Осенние дожди | страница 53
— Спросили бы что-нибудь полегче, — неуклюже отшучиваюсь я.
А Ковалев тем временем поднимает молоток, усмехается:
— Умора. Меня — судить, и я же помогай. На, держи.
Шершавый настроен философски. Он старательно натягивает край полотнища, приколачивает его.
— Критика, папаша, еще никому не вредила. Погляди-ка, ровно получается?
— Куда ровнее,— подтверждает Роман.— Строгача в приказе. Потом под суд. А тут небось скажут: катись-ка ты, Роман свет Васильевич, с нашей ударной комсомольской. Не порть показатель.
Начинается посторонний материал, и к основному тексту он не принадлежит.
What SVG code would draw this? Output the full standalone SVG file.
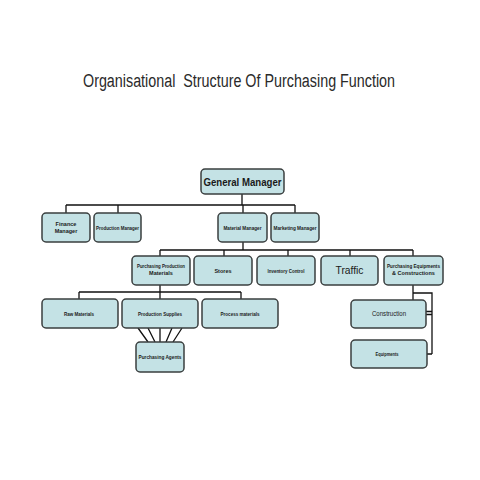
<svg xmlns="http://www.w3.org/2000/svg" width="480" height="480" viewBox="0 0 480 480">
<style>
.box{fill:#c4e2e5;stroke:#3a3f3f;stroke-width:1.5}
.ln{stroke:#111;stroke-width:1.3;fill:none}
.t{font-family:"Liberation Sans",Arial,sans-serif;font-size:5.5px;font-weight:bold;fill:#1a1a1a;text-anchor:middle}
.title{font-family:"Liberation Sans",Arial,sans-serif;font-size:18px;fill:#2a2a2a;white-space:pre}
</style>
<rect width="480" height="480" fill="#fff"/>
<text class="title" x="83" y="87" xml:space="preserve" textLength="312" lengthAdjust="spacingAndGlyphs">Organisational  Structure Of Purchasing Function</text>
<g id="connectors">
<path class="ln" d="M242 194V205M66 205H295M66 205V213M118 205V213M243 205V213M295 205V213"/>
<path class="ln" d="M243 242V250M160 250H413M160 250V256M224 250V256M288 250V256M350 250V256M413 250V256"/>
<path class="ln" d="M160 285V292M79 292H241M79 292V299M160 292V299M241 292V299"/>
<path class="ln" d="M138 328L148 342M148 328L155 342M160 328V342M172 328L166 342M182 328L173 342"/>
<path class="ln" d="M413 285V300M413 293H432V354M426 311.5H432M426 314.5H432M427 354H432"/>
</g>
<g id="general-manager"><rect class="box" x="201" y="169" width="83" height="25" rx="4"/><text class="t" x="242.5" y="186" style="font-size:11.5px" textLength="78" lengthAdjust="spacingAndGlyphs">General Manager</text></g>
<g id="finance-manager"><rect class="box" x="42" y="213" width="48" height="29" rx="4"/><text class="t" x="66" y="226">Finance</text><text class="t" x="66" y="233">Manager</text></g>
<g id="production-manager"><rect class="box" x="94" y="213" width="47" height="29" rx="4"/><text class="t" x="117.5" y="229.5" textLength="43" lengthAdjust="spacingAndGlyphs">Production Manager</text></g>
<g id="material-manager"><rect class="box" x="218" y="213" width="49" height="29" rx="4"/><text class="t" x="242.5" y="229.5" textLength="38" lengthAdjust="spacingAndGlyphs">Material Manager</text></g>
<g id="marketing-manager"><rect class="box" x="271" y="213" width="48" height="29" rx="4"/><text class="t" x="295" y="229.5" textLength="43" lengthAdjust="spacingAndGlyphs">Marketing Manager</text></g>
<g id="purchasing-production-materials"><rect class="box" x="132" y="256" width="58" height="29" rx="4"/><text class="t" x="161" y="268" textLength="48" lengthAdjust="spacingAndGlyphs">Purchasing Production</text><text class="t" x="161" y="275">Materials</text></g>
<g id="stores"><rect class="box" x="194" y="256" width="58" height="29" rx="4"/><text class="t" x="223" y="272.5">Stores</text></g>
<g id="inventory-control"><rect class="box" x="257" y="256" width="58" height="29" rx="4"/><text class="t" x="286" y="272.5" textLength="37" lengthAdjust="spacingAndGlyphs">Inventory Control</text></g>
<g id="traffic"><rect class="box" x="321" y="256" width="57" height="29" rx="4"/><text class="t" x="349.5" y="274" style="font-size:10px;font-weight:normal" textLength="28" lengthAdjust="spacingAndGlyphs">Traffic</text></g>
<g id="purchasing-equipments"><rect class="box" x="384" y="256" width="59" height="29" rx="4"/><text class="t" x="413.5" y="268" textLength="53" lengthAdjust="spacingAndGlyphs">Purchasing Equipments</text><text class="t" x="413.5" y="275">&amp; Constructions</text></g>
<g id="raw-materials"><rect class="box" x="42" y="299" width="76" height="29" rx="4"/><text class="t" x="79" y="315.5" textLength="30" lengthAdjust="spacingAndGlyphs">Raw Materials</text></g>
<g id="production-supplies"><rect class="box" x="122" y="299" width="76" height="29" rx="4"/><text class="t" x="160" y="315.5" textLength="44" lengthAdjust="spacingAndGlyphs">Production Supplies</text></g>
<g id="process-materials"><rect class="box" x="202" y="299" width="76" height="29" rx="4"/><text class="t" x="240" y="315.5" textLength="39" lengthAdjust="spacingAndGlyphs">Process materials</text></g>
<g id="purchasing-agents"><rect class="box" x="136" y="342" width="48" height="30" rx="4"/><text class="t" x="160" y="359" textLength="43" lengthAdjust="spacingAndGlyphs">Purchasing Agents</text></g>
<g id="construction"><rect class="box" x="351" y="300" width="75" height="28" rx="4"/><text class="t" x="389" y="316" style="font-size:7px;font-weight:normal" textLength="34" lengthAdjust="spacingAndGlyphs">Construction</text></g>
<g id="equipments"><rect class="box" x="351" y="340" width="76" height="28" rx="4"/><text class="t" x="387" y="356" textLength="23" lengthAdjust="spacingAndGlyphs">Equipments</text></g>
</svg>
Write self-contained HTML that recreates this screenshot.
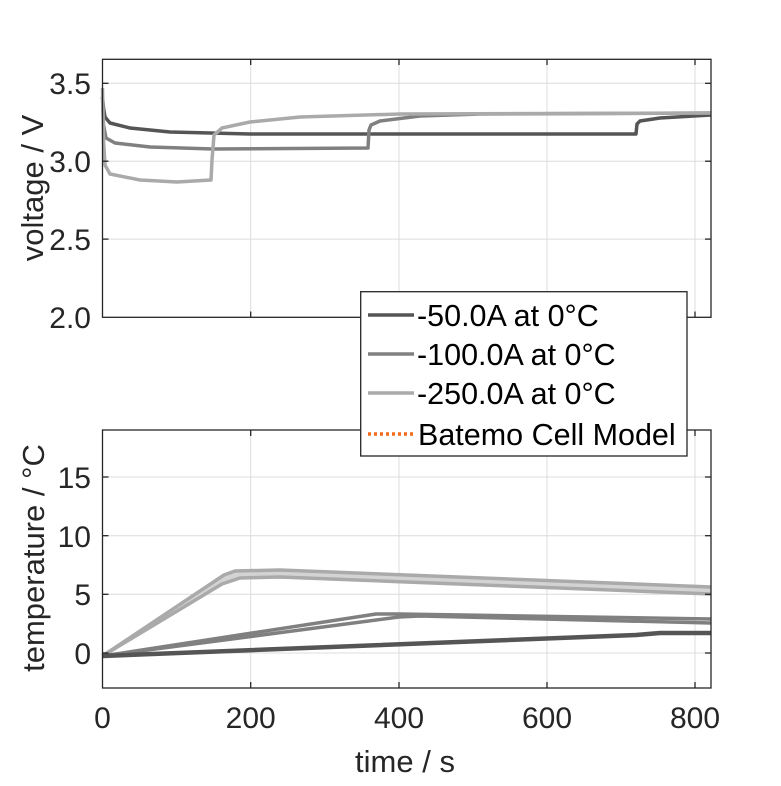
<!DOCTYPE html>
<html><head><meta charset="utf-8"><style>
html,body{margin:0;padding:0;background:#fff;}
svg text{font-family:"Liberation Sans",Arial,sans-serif;fill:#262626;}
</style></head><body>
<svg width="781" height="781" viewBox="0 0 781 781" xmlns="http://www.w3.org/2000/svg">
<rect width="781" height="781" fill="#fff"/>
<g stroke="#dcdcdc" stroke-width="1">
<line x1="250.7" y1="59.3" x2="250.7" y2="317.3"/><line x1="399" y1="59.3" x2="399" y2="317.3"/>
<line x1="547" y1="59.3" x2="547" y2="317.3"/><line x1="695" y1="59.3" x2="695" y2="317.3"/>
<line x1="102.5" y1="83.3" x2="711" y2="83.3"/><line x1="102.5" y1="161.2" x2="711" y2="161.2"/>
<line x1="102.5" y1="239.1" x2="711" y2="239.1"/>
</g>
<g stroke="#dcdcdc" stroke-width="1">
<line x1="250.7" y1="430" x2="250.7" y2="688"/><line x1="399" y1="430" x2="399" y2="688"/>
<line x1="547" y1="430" x2="547" y2="688"/><line x1="695" y1="430" x2="695" y2="688"/>
<line x1="102.5" y1="477" x2="711" y2="477"/><line x1="102.5" y1="535.7" x2="711" y2="535.7"/>
<line x1="102.5" y1="594.3" x2="711" y2="594.3"/><line x1="102.5" y1="653" x2="711" y2="653"/>
</g>
<g fill="none" stroke-width="3.5" stroke-linejoin="round">
<polyline stroke="#555" points="102.5,97 103.5,108 105,117 110,123 130,128 170,132 250,134 636,134 637,124 640,121 660,118 711,115"/>
<polyline stroke="#808080" points="102.5,97 103.5,125 106,138 115,143 150,147 213,149 368,148 369,130 371,125 380,121 420,116 480,114 711,113"/>
<polyline stroke="#aaa" points="102.5,88 103.5,140 105,165 110,174 140,180 177,182 211,180 212,160 214,135 222,128 250,122 300,117 400,114 711,113"/>
</g>
<polygon fill="#d3d3d3" points="102.5,656 224,575 235,571 280,570 711,587 711,594 280,577 240,578 222,584"/>
<g fill="none" stroke-width="3.5" stroke-linejoin="round">
<polyline stroke="#aaa" points="102.5,656 224,575 235,571 280,570 711,587"/>
<polyline stroke="#aaa" points="102.5,656 222,584 240,578 280,577 711,594"/>
<polyline stroke="#808080" points="102.5,656 376,614 400,614 711,619"/>
<polyline stroke="#808080" points="102.5,656 399,617 420,616 711,623"/>
<polyline stroke="#555" stroke-width="4.5" points="102.5,656 636,635 660,633 711,633"/>
</g>
<g fill="none" stroke="#262626" stroke-width="1.3">
<rect x="102.5" y="59.3" width="608.5" height="258"/>
<rect x="102.5" y="430" width="608.5" height="258"/>
</g>
<g stroke="#262626" stroke-width="1.3">
<line x1="250.7" y1="59.3" x2="250.7" y2="65"/><line x1="399" y1="59.3" x2="399" y2="65"/><line x1="547" y1="59.3" x2="547" y2="65"/><line x1="695" y1="59.3" x2="695" y2="65"/>
<line x1="250.7" y1="317.3" x2="250.7" y2="311.5"/><line x1="399" y1="317.3" x2="399" y2="311.5"/><line x1="547" y1="317.3" x2="547" y2="311.5"/><line x1="695" y1="317.3" x2="695" y2="311.5"/>
<line x1="250.7" y1="430" x2="250.7" y2="436"/><line x1="399" y1="430" x2="399" y2="436"/><line x1="547" y1="430" x2="547" y2="436"/><line x1="695" y1="430" x2="695" y2="436"/>
<line x1="250.7" y1="688" x2="250.7" y2="682"/><line x1="399" y1="688" x2="399" y2="682"/><line x1="547" y1="688" x2="547" y2="682"/><line x1="695" y1="688" x2="695" y2="682"/>
<line x1="102.5" y1="83.3" x2="108.5" y2="83.3"/><line x1="102.5" y1="161.2" x2="108.5" y2="161.2"/><line x1="102.5" y1="239.1" x2="108.5" y2="239.1"/>
<line x1="711" y1="83.3" x2="705" y2="83.3"/><line x1="711" y1="161.2" x2="705" y2="161.2"/><line x1="711" y1="239.1" x2="705" y2="239.1"/>
<line x1="102.5" y1="477" x2="108.5" y2="477"/><line x1="102.5" y1="535.7" x2="108.5" y2="535.7"/><line x1="102.5" y1="594.3" x2="108.5" y2="594.3"/><line x1="102.5" y1="653" x2="108.5" y2="653"/>
<line x1="711" y1="477" x2="705" y2="477"/><line x1="711" y1="535.7" x2="705" y2="535.7"/><line x1="711" y1="594.3" x2="705" y2="594.3"/><line x1="711" y1="653" x2="705" y2="653"/>
</g>
<g font-size="30" text-anchor="end">
<text x="91" y="94">3.5</text><text x="91" y="172">3.0</text><text x="91" y="250">2.5</text><text x="91" y="328">2.0</text>
<text x="91" y="488">15</text><text x="91" y="547">10</text><text x="91" y="605">5</text><text x="91" y="664">0</text>
</g>
<g font-size="30" text-anchor="middle">
<text x="102.5" y="728">0</text><text x="250.7" y="728">200</text><text x="399" y="728">400</text><text x="547" y="728">600</text><text x="695" y="728">800</text>
</g>
<g font-size="31" text-anchor="middle">
<text x="405" y="772">time / s</text>
<text transform="translate(43,188) rotate(-90)">voltage / V</text>
<text transform="translate(44,558) rotate(-90)">temperature / °C</text>
</g>
<rect x="360.7" y="291.7" width="326.3" height="164.3" fill="#fff" stroke="#262626" stroke-width="1.3"/>
<g stroke-width="3.5">
<line x1="368" y1="315" x2="414" y2="315" stroke="#555"/>
<line x1="368" y1="354" x2="414" y2="354" stroke="#808080"/>
<line x1="368" y1="393" x2="414" y2="393" stroke="#aaa"/>
<line x1="368" y1="434" x2="414" y2="434" stroke="#f26a1b" stroke-dasharray="3,3"/>
</g>
<g font-size="30.5">
<text x="417" y="326" style="fill:#000">-50.0A at 0°C</text>
<text x="417" y="365" style="fill:#000">-100.0A at 0°C</text>
<text x="417" y="404" style="fill:#000">-250.0A at 0°C</text>
<text x="418" y="445" style="fill:#000">Batemo Cell Model</text>
</g>
</svg>
</body></html>
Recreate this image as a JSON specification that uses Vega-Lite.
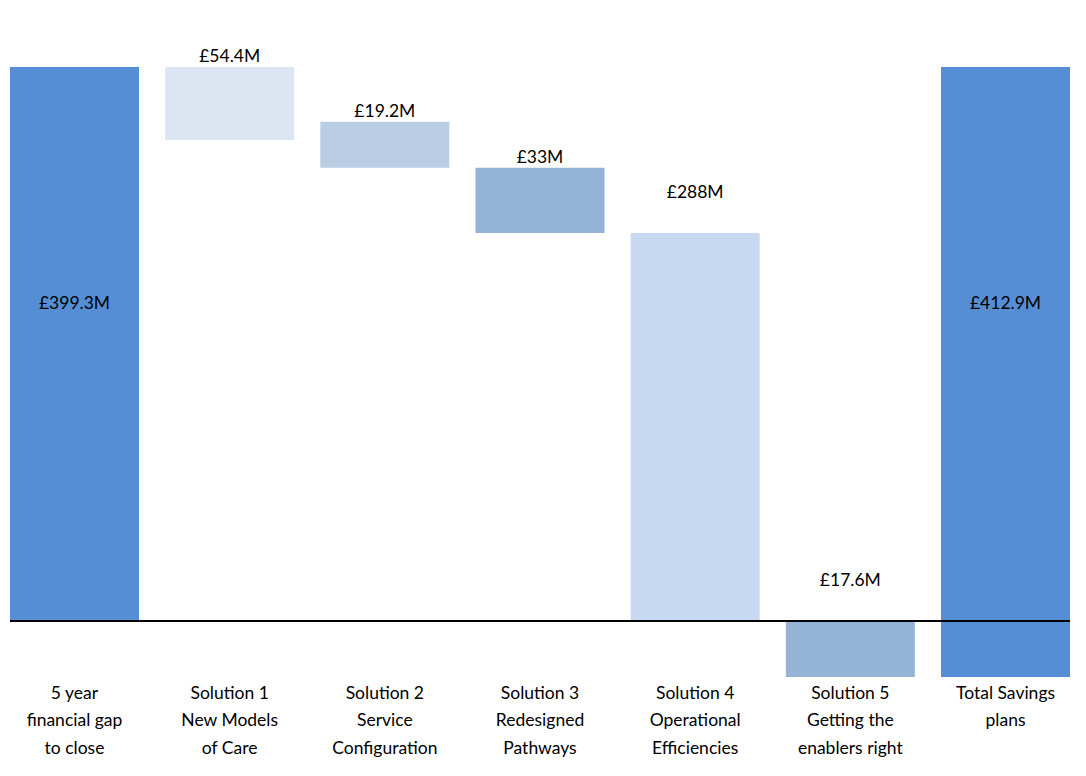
{
  "$schema": "https://vega.github.io/schema/vega-lite/v6.json",
  "width": 1060,
  "height": 677,
  "autosize": {"type": "none"},
  "padding": {"left": 10, "top": 0, "right": 16, "bottom": 99},
  "background": "white",
  "config": {"view": {"stroke": null}, "font": "Lato", "text": {"font": "Lato"}},
  "data": {
    "values": [
      {"category": "5 year\nfinancial gap\nto close", "top": 399.3, "bottom": 0, "label": "£399.3M"},
      {"category": "Solution 1\nNew Models\nof Care", "top": 399.3, "bottom": 346.7, "label": "£54.4M"},
      {"category": "Solution 2\nService\nConfiguration", "top": 359.9, "bottom": 326.7, "label": "£19.2M"},
      {"category": "Solution 3\nRedesigned\nPathways", "top": 326.7, "bottom": 279.7, "label": "£33M"},
      {"category": "Solution 4\nOperational\nEfficiencies", "top": 279.7, "bottom": 0, "label": "£288M"},
      {"category": "Solution 5\nGetting the\nenablers right", "top": 0, "bottom": -40.4, "label": "£17.6M"},
      {"category": "Total Savings\nplans", "top": 399.3, "bottom": -40.4, "label": "£412.9M"}
    ]
  },
  "layer": [
    {
      "mark": {"type": "bar"},
      "encoding": {
        "x": {
          "field": "category", "type": "nominal", "sort": null,
          "scale": {"paddingInner": 0.1686, "paddingOuter": 0},
          "axis": {
            "title": null, "domain": false, "ticks": false, "labelAngle": 0,
            "labelFont": "Lato", "labelFontSize": 17.5, "labelColor": "black",
            "labelPadding": 7, "labelLineHeight": 27.5, "labelBaseline": "top",
            "labelLimit": 300,
            "labelExpr": "split(datum.value, '\\n')"
          }
        },
        "y": {
          "field": "top", "type": "quantitative",
          "scale": {"domain": [-40.4, 447.6], "nice": false, "zero": false},
          "axis": null
        },
        "y2": {"field": "bottom"},
        "color": {
          "field": "category", "type": "nominal", "sort": null, "legend": null,
          "scale": {
            "domain": [
              "5 year\nfinancial gap\nto close",
              "Solution 1\nNew Models\nof Care",
              "Solution 2\nService\nConfiguration",
              "Solution 3\nRedesigned\nPathways",
              "Solution 4\nOperational\nEfficiencies",
              "Solution 5\nGetting the\nenablers right",
              "Total Savings\nplans"
            ],
            "range": ["#558ED5", "#DCE6F2", "#B9CDE5", "#95B3D7", "#C6D9F1", "#95B3D7", "#558ED5"]
          }
        }
      }
    },
    {
      "mark": {"type": "rule", "color": "black", "strokeWidth": 2},
      "encoding": {"y": {"datum": 0, "type": "quantitative"}}
    },
    {
      "transform": [{"filter": {"field": "category", "oneOf": ["5 year\nfinancial gap\nto close", "Total Savings\nplans"]}}],
      "mark": {"type": "text", "fontSize": 17.5, "color": "black", "baseline": "alphabetic", "dy": 242},
      "encoding": {
        "x": {"field": "category", "type": "nominal", "sort": null, "band": 0.5},
        "y": {"field": "top", "type": "quantitative"},
        "text": {"field": "label"}
      }
    },
    {
      "transform": [{"filter": {"field": "category", "oneOf": ["Solution 1\nNew Models\nof Care", "Solution 2\nService\nConfiguration", "Solution 3\nRedesigned\nPathways"]}}],
      "mark": {"type": "text", "fontSize": 17.5, "color": "black", "baseline": "alphabetic", "dy": -5},
      "encoding": {
        "x": {"field": "category", "type": "nominal", "sort": null, "band": 0.5},
        "y": {"field": "top", "type": "quantitative"},
        "text": {"field": "label"}
      }
    },
    {
      "transform": [{"filter": {"field": "category", "oneOf": ["Solution 4\nOperational\nEfficiencies", "Solution 5\nGetting the\nenablers right"]}}],
      "mark": {"type": "text", "fontSize": 17.5, "color": "black", "baseline": "alphabetic", "dy": -35},
      "encoding": {
        "x": {"field": "category", "type": "nominal", "sort": null, "band": 0.5},
        "y": {"field": "top", "type": "quantitative"},
        "text": {"field": "label"}
      }
    }
  ]
}
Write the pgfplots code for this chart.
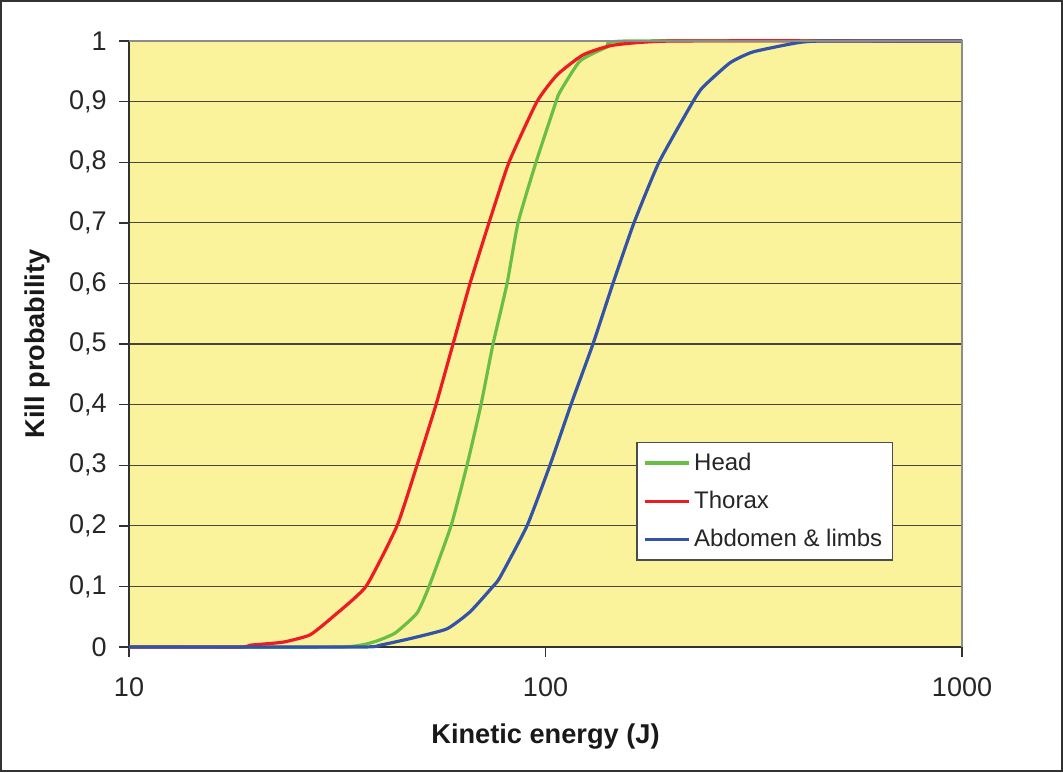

— Тебя не про то спрашивают,— перебивает его Серега.— Плакат висит как: ровно, косо?
— А, один черт!..
Наташа извиняется и говорит, что ей надо идти на почту: и я, прихрамывая, перехожу в зал. Роман Ковалев глядит на меня исподлобья, нехотя отвечает на мой поклон.
— Те же и интеллигенция,— с веселым изумлением восклицает Шершавый.— Алексей Кирьянович, а я-то думал — это вы так. Врачиху попугать.
— У вас тут такие события,— неопределенно говорю я. И тотчас ловлю па себе быстрый настороженный взгляд Ковалева. Видимо, он принял меня за какое-то приезжее начальство.
Наступает долгая напряженная пауза. Ковалев первым не выдерживает ее.
— Какие там события,— угрюмо произносит он.— Алкоголика судить — велико веселье?
Он выжидательно умолкает. Я молчу. Тогда он продолжает ожесточенно:
— Дед у меня так говаривал: судить — не над пропастью ходить. Ни риска, ни страха.
— Раньше думать надо было, товарищ дорогой,— назидательно произносит Серега.— Не такое уж это удовольствие — судить. У вас вон голова седая, а вы, кроме как к Сычихе, извиняюсь, дороги не знали.
— Сычиха, Сычиха,— ворчливо возражает Роман.— А Сычиху — что, я изобрел? Сколько их, Сычих-то, а мне теперь, выходит, хоть в петлю?
Я продолжаю молчать, и он отходит к пианино, опускает крышку на клавиши, долго стоит, положив на крышку тяжелые, в узлах суставов, натруженные руки. Отсутствующе глядит в окно.
Добрая душа Варюшка пытается увести всех от неожиданно, трудного разговора.
— Боренька, ты не видел, какое я себе новое платьице сшила? Блеск, модерн,— кокетливо глядясь в круглое ручное зеркальце, щебечет она и поправляет челочку.— Увидишь — влюбишься.
— И это при Ларисе? — притворно возмущается Борис.
Шершавый в два приема слезает сначала со стула на стол, потом со стола на пол и теперь разбирает свое шаткое сооружение.
— Это ведь того... малодушием называется.
— Гляди-ка ты, какие слова он знает! — насмешничает Роман.— Легко тебе, парень, на свете живется.